EXERCISE DESCRIPTION ▸
Exactly repeat the material, dropping only the pictures.

INFORMATION PROVIDED ▸
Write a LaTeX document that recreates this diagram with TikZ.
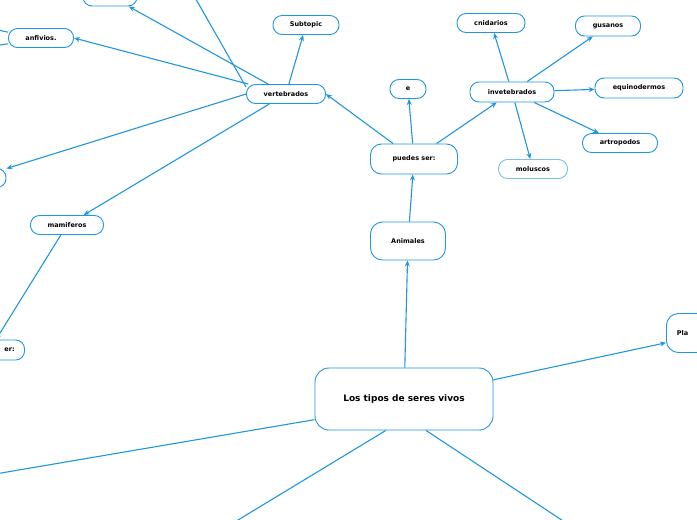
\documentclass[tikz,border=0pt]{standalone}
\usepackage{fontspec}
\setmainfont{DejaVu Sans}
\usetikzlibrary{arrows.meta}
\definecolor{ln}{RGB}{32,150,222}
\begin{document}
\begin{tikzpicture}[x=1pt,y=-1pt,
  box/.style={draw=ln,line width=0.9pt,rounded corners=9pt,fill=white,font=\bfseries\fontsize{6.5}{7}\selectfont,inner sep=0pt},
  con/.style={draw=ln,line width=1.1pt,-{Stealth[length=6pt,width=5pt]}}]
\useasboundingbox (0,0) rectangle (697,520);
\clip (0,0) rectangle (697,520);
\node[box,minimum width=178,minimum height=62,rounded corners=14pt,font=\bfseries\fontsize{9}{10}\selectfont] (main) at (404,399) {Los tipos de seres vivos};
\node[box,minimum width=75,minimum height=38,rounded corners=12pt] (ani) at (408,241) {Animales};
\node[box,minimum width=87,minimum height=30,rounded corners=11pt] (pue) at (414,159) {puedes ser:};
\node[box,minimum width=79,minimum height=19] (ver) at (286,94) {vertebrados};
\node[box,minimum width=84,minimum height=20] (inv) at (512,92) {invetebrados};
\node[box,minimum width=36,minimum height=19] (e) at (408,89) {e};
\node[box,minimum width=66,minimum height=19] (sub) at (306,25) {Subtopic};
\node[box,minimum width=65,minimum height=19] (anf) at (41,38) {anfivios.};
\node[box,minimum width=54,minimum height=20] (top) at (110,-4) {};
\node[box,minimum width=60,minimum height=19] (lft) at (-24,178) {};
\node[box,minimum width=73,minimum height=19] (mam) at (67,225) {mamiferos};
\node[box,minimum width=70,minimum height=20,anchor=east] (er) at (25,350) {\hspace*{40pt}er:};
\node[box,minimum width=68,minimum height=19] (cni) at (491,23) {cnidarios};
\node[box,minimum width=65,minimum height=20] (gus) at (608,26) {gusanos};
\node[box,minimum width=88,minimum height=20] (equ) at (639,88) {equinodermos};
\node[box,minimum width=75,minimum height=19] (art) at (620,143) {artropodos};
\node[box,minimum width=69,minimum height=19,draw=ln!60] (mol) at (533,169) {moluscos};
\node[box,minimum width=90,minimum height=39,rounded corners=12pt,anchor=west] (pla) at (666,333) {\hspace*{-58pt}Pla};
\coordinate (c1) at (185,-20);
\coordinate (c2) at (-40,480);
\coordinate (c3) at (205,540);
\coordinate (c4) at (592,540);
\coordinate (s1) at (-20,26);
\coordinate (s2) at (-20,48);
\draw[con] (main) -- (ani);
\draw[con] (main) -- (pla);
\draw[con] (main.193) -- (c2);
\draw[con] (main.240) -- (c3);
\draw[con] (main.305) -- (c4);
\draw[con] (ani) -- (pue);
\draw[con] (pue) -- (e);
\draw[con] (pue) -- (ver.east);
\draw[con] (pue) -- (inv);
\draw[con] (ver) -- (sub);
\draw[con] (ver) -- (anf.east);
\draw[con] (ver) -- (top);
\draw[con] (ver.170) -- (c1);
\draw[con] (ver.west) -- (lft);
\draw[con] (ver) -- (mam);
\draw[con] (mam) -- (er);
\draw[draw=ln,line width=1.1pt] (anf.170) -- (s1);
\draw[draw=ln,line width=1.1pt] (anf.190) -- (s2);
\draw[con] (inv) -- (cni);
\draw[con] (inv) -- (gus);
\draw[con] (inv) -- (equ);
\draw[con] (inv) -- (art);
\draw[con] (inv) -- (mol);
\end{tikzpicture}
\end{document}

EXERCISE ANSWER ▸
Write a LaTeX document that recreates this diagram with TikZ.
\documentclass[tikz,border=0pt]{standalone}
\usepackage{fontspec}
\setmainfont{DejaVu Sans}
\usetikzlibrary{arrows.meta}
\definecolor{ln}{RGB}{32,150,222}
\begin{document}
\begin{tikzpicture}[x=1pt,y=-1pt,
  box/.style={draw=ln,line width=0.9pt,rounded corners=9pt,fill=white,font=\bfseries\fontsize{6.5}{7}\selectfont,inner sep=0pt},
  con/.style={draw=ln,line width=1.1pt,-{Stealth[length=6pt,width=5pt]}}]
\useasboundingbox (0,0) rectangle (697,520);
\clip (0,0) rectangle (697,520);
\node[box,minimum width=178,minimum height=62,rounded corners=14pt,font=\bfseries\fontsize{9}{10}\selectfont] (main) at (404,399) {Los tipos de seres vivos};
\node[box,minimum width=75,minimum height=38,rounded corners=12pt] (ani) at (408,241) {Animales};
\node[box,minimum width=87,minimum height=30,rounded corners=11pt] (pue) at (414,159) {puedes ser:};
\node[box,minimum width=79,minimum height=19] (ver) at (286,94) {vertebrados};
\node[box,minimum width=84,minimum height=20] (inv) at (512,92) {invetebrados};
\node[box,minimum width=36,minimum height=19] (e) at (408,89) {e};
\node[box,minimum width=66,minimum height=19] (sub) at (306,25) {Subtopic};
\node[box,minimum width=65,minimum height=19] (anf) at (41,38) {anfivios.};
\node[box,minimum width=54,minimum height=20] (top) at (110,-4) {};
\node[box,minimum width=60,minimum height=19] (lft) at (-24,178) {};
\node[box,minimum width=73,minimum height=19] (mam) at (67,225) {mamiferos};
\node[box,minimum width=70,minimum height=20,anchor=east] (er) at (25,350) {\hspace*{40pt}er:};
\node[box,minimum width=68,minimum height=19] (cni) at (491,23) {cnidarios};
\node[box,minimum width=65,minimum height=20] (gus) at (608,26) {gusanos};
\node[box,minimum width=88,minimum height=20] (equ) at (639,88) {equinodermos};
\node[box,minimum width=75,minimum height=19] (art) at (620,143) {artropodos};
\node[box,minimum width=69,minimum height=19,draw=ln!60] (mol) at (533,169) {moluscos};
\node[box,minimum width=90,minimum height=39,rounded corners=12pt,anchor=west] (pla) at (666,333) {\hspace*{-58pt}Pla};
\coordinate (c1) at (185,-20);
\coordinate (c2) at (-40,480);
\coordinate (c3) at (205,540);
\coordinate (c4) at (592,540);
\coordinate (s1) at (-20,26);
\coordinate (s2) at (-20,48);
\draw[con] (main) -- (ani);
\draw[con] (main) -- (pla);
\draw[con] (main.193) -- (c2);
\draw[con] (main.240) -- (c3);
\draw[con] (main.305) -- (c4);
\draw[con] (ani) -- (pue);
\draw[con] (pue) -- (e);
\draw[con] (pue) -- (ver.east);
\draw[con] (pue) -- (inv);
\draw[con] (ver) -- (sub);
\draw[con] (ver) -- (anf.east);
\draw[con] (ver) -- (top);
\draw[con] (ver.170) -- (c1);
\draw[con] (ver.west) -- (lft);
\draw[con] (ver) -- (mam);
\draw[con] (mam) -- (er);
\draw[draw=ln,line width=1.1pt] (anf.170) -- (s1);
\draw[draw=ln,line width=1.1pt] (anf.190) -- (s2);
\draw[con] (inv) -- (cni);
\draw[con] (inv) -- (gus);
\draw[con] (inv) -- (equ);
\draw[con] (inv) -- (art);
\draw[con] (inv) -- (mol);
\end{tikzpicture}
\end{document}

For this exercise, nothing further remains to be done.